» TASK REQUIREMENTS
Retype exactly the lines from the line containing "Write a component" through the line containing "The picture is", both included, and nothing more; skip the pictures.

» PROVIDED RECORDS
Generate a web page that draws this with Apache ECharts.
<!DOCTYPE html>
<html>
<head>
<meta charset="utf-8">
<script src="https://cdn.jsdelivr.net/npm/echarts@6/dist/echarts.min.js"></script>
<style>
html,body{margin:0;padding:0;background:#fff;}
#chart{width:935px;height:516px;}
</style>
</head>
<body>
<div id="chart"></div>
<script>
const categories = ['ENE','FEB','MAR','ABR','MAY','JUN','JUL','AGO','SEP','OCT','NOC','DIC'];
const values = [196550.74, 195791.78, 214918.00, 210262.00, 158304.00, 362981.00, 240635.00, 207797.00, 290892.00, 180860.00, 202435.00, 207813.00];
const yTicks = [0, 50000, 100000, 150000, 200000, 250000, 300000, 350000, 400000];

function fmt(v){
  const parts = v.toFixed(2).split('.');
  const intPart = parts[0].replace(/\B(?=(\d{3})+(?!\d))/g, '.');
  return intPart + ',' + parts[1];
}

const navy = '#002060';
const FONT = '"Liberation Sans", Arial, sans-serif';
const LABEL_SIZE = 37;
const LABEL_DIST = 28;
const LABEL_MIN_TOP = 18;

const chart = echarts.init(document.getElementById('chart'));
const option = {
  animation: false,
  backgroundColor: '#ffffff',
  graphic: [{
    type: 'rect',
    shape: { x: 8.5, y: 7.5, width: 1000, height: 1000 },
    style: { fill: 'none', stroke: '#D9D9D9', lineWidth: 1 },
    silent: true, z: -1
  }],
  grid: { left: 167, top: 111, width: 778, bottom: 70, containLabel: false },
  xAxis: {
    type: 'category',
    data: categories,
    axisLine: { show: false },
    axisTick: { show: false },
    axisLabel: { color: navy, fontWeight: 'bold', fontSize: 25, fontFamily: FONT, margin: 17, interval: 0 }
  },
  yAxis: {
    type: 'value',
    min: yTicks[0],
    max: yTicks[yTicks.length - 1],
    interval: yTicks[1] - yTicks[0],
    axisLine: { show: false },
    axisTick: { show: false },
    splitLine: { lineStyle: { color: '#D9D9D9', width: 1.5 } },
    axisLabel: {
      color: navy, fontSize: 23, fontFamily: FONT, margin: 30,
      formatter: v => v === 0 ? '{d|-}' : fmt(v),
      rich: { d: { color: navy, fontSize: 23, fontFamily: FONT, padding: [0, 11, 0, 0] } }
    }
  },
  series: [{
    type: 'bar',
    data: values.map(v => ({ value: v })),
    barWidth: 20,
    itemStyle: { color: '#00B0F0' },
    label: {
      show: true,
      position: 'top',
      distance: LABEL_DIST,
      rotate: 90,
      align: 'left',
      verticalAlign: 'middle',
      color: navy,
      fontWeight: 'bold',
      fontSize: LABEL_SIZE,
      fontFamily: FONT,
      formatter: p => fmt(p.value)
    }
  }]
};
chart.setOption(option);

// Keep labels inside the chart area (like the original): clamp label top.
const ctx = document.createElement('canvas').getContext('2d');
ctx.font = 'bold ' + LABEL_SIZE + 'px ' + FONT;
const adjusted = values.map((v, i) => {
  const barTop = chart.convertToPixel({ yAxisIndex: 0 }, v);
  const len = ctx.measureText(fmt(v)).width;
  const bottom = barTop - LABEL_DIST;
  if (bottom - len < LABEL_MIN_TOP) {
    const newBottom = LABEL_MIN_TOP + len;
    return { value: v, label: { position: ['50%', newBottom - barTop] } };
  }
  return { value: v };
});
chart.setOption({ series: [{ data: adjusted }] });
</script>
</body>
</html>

* * *

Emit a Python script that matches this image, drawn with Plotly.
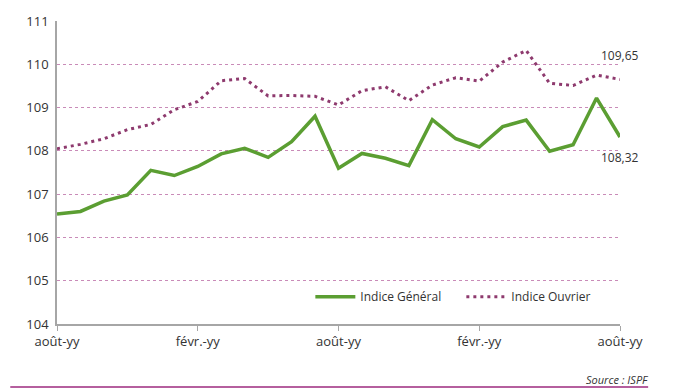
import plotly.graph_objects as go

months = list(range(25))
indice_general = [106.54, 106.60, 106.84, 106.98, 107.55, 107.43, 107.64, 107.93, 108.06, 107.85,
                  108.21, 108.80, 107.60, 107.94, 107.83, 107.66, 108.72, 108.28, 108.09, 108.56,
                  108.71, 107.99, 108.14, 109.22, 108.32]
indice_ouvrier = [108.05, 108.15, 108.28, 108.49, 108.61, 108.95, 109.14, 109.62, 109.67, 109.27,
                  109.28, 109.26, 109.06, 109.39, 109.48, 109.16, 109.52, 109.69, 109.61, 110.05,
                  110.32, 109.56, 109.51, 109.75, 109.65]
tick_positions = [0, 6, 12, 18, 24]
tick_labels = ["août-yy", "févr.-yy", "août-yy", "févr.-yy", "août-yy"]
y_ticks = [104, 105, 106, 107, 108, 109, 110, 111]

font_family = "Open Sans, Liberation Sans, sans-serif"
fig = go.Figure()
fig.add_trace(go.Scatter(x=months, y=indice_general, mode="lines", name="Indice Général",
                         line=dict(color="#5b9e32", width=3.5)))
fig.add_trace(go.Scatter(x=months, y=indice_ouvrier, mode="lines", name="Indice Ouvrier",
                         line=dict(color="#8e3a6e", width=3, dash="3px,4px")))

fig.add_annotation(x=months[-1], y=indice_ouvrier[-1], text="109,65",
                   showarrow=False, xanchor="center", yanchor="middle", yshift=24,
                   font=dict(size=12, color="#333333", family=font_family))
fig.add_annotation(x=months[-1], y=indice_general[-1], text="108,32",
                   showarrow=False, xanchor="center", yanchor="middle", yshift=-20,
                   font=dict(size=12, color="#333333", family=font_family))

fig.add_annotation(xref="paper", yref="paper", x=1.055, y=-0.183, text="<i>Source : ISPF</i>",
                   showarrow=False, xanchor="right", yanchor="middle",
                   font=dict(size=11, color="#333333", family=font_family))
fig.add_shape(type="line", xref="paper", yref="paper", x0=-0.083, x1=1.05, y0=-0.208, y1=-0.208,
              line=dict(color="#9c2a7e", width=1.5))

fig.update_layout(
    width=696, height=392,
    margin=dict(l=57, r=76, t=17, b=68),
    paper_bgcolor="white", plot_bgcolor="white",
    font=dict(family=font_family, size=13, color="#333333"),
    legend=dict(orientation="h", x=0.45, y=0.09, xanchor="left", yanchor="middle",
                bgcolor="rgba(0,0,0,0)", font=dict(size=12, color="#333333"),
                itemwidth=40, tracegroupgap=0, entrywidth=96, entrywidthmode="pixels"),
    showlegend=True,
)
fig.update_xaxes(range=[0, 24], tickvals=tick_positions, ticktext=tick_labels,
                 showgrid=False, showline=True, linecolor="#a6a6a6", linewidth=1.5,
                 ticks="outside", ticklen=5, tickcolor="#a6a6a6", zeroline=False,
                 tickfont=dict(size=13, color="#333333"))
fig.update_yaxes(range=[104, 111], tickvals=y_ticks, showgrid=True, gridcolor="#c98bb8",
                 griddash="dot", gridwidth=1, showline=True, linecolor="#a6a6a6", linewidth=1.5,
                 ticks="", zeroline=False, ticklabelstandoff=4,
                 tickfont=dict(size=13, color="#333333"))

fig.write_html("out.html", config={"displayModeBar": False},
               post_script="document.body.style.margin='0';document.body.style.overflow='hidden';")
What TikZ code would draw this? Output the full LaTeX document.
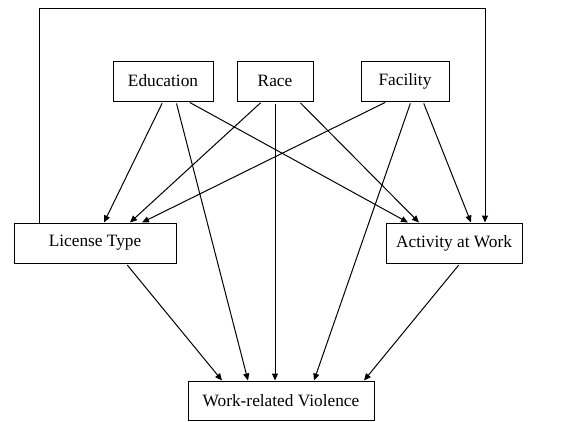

==

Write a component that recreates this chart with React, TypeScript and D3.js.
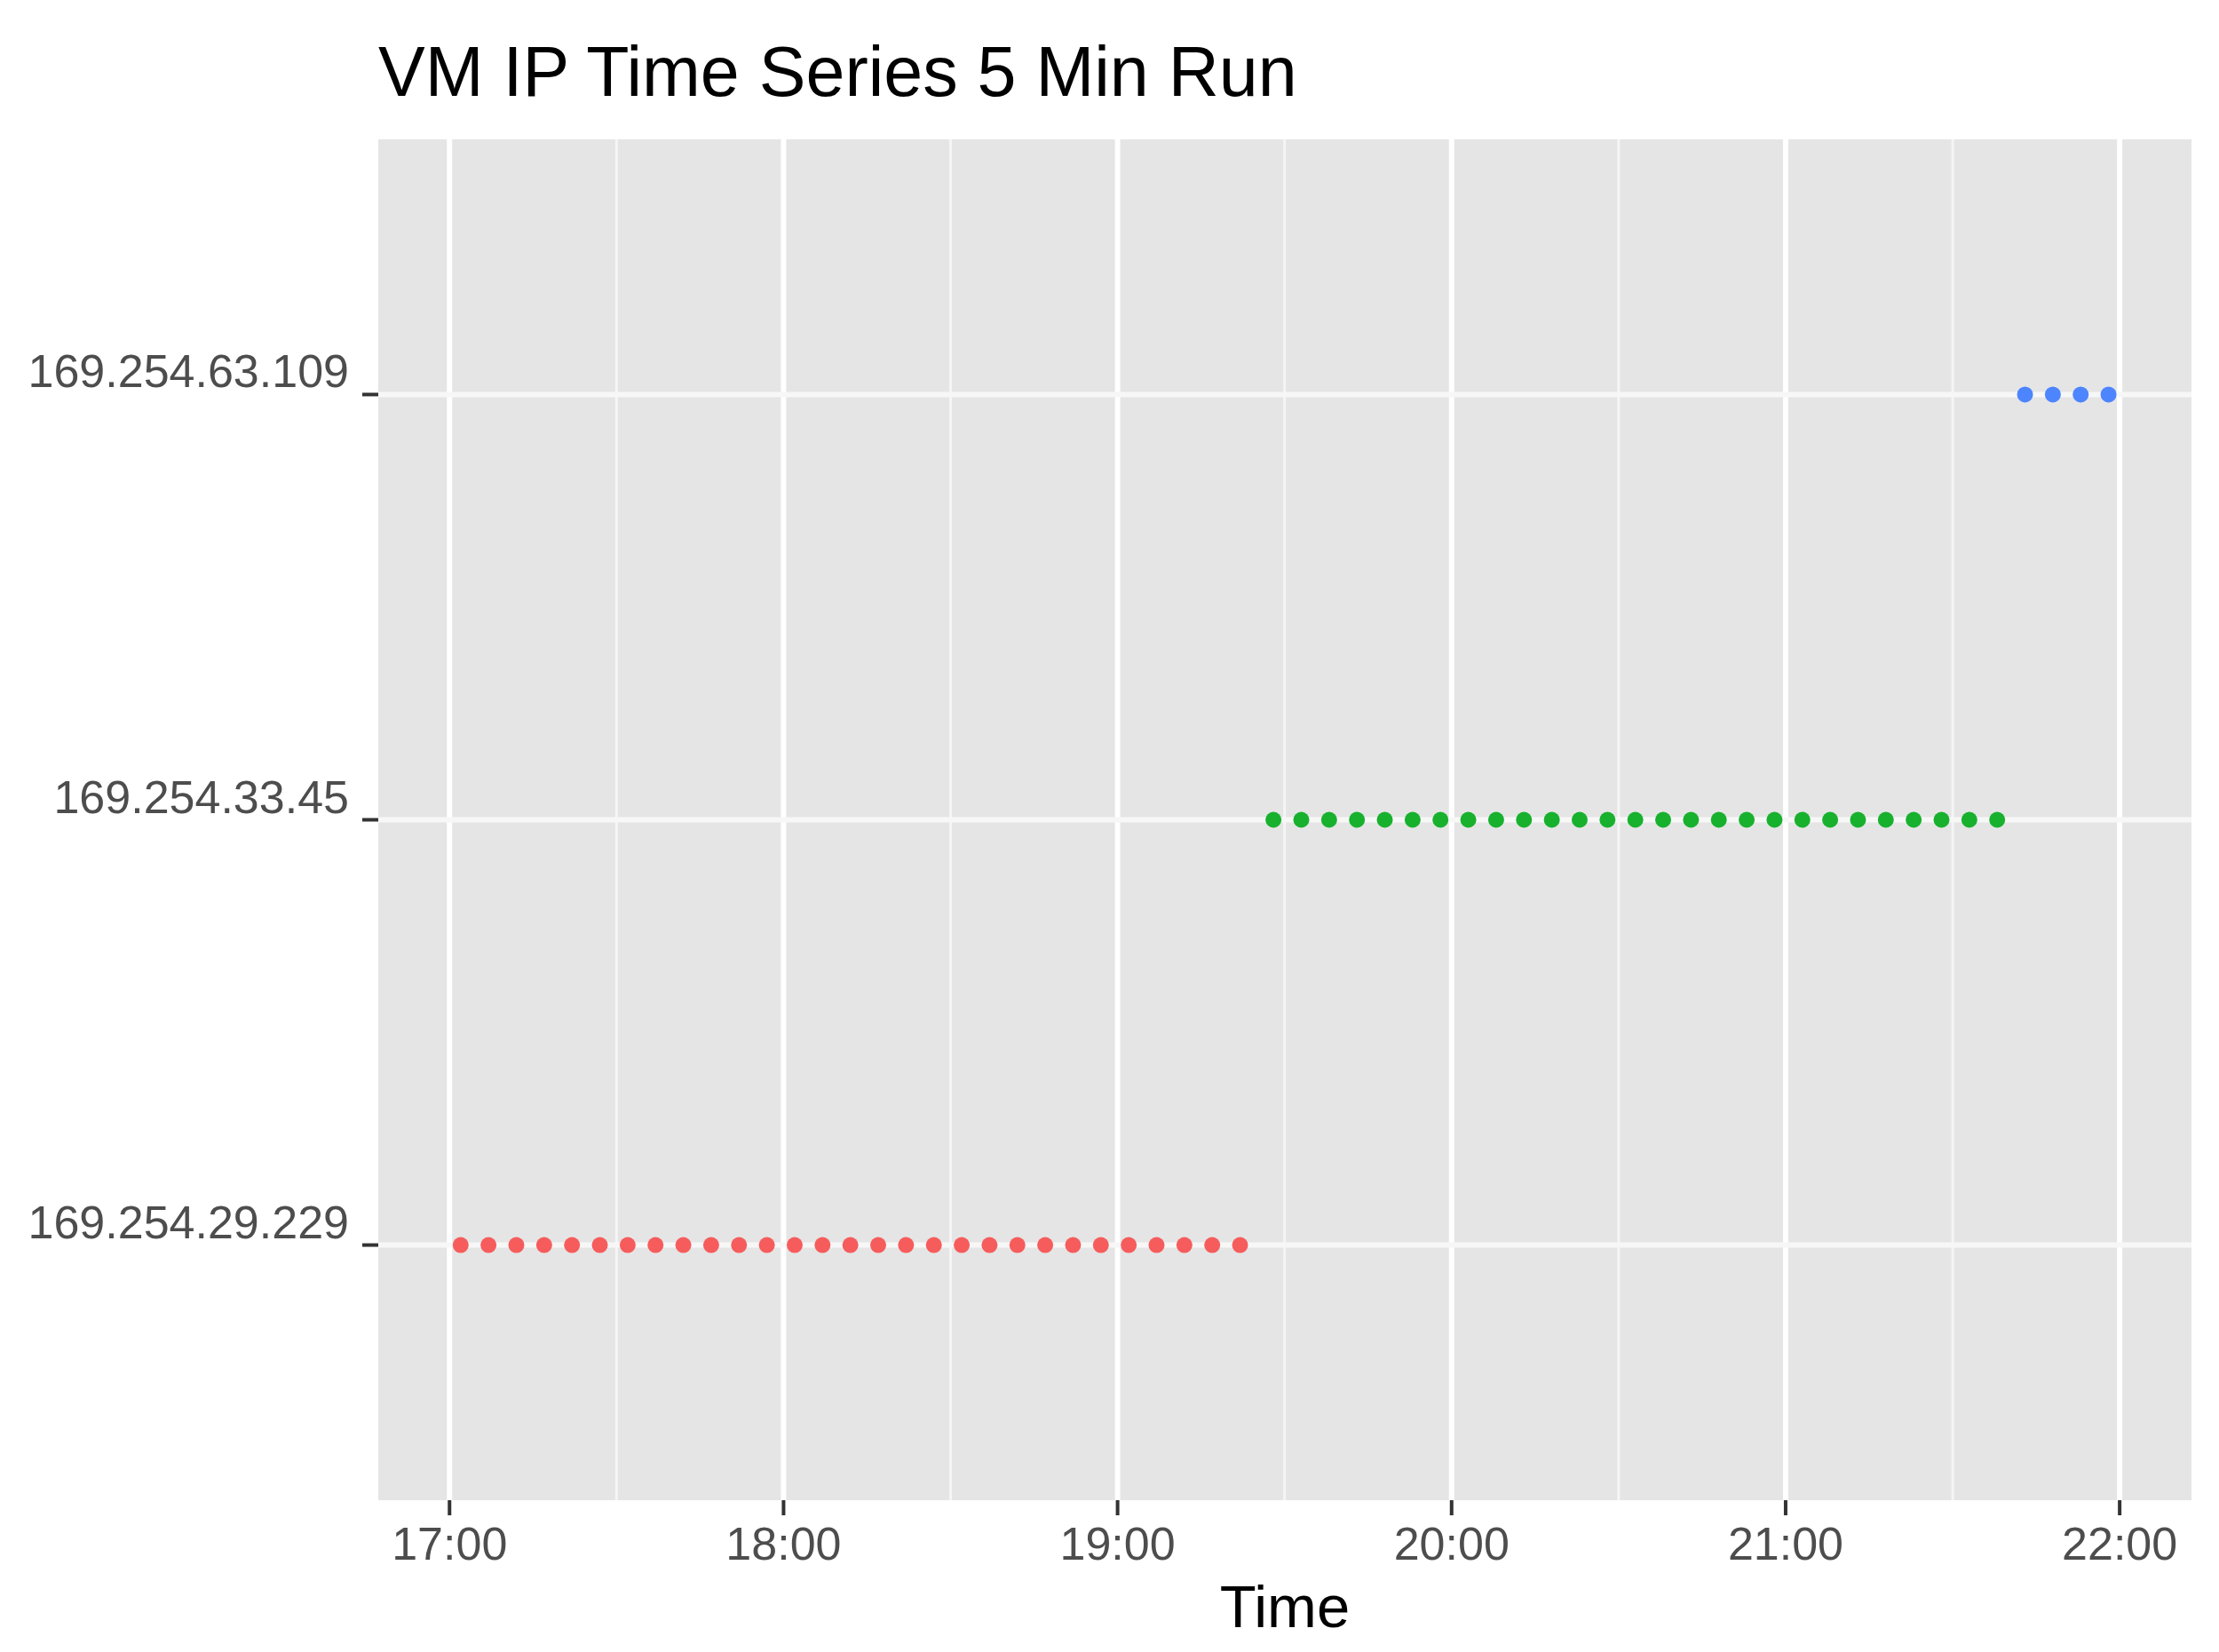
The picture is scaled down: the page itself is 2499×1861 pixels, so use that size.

» REPLY
Write a component that recreates this chart with React, TypeScript and D3.js.
The picture is scaled down: the page itself is 2499×1861 pixels, so use that size.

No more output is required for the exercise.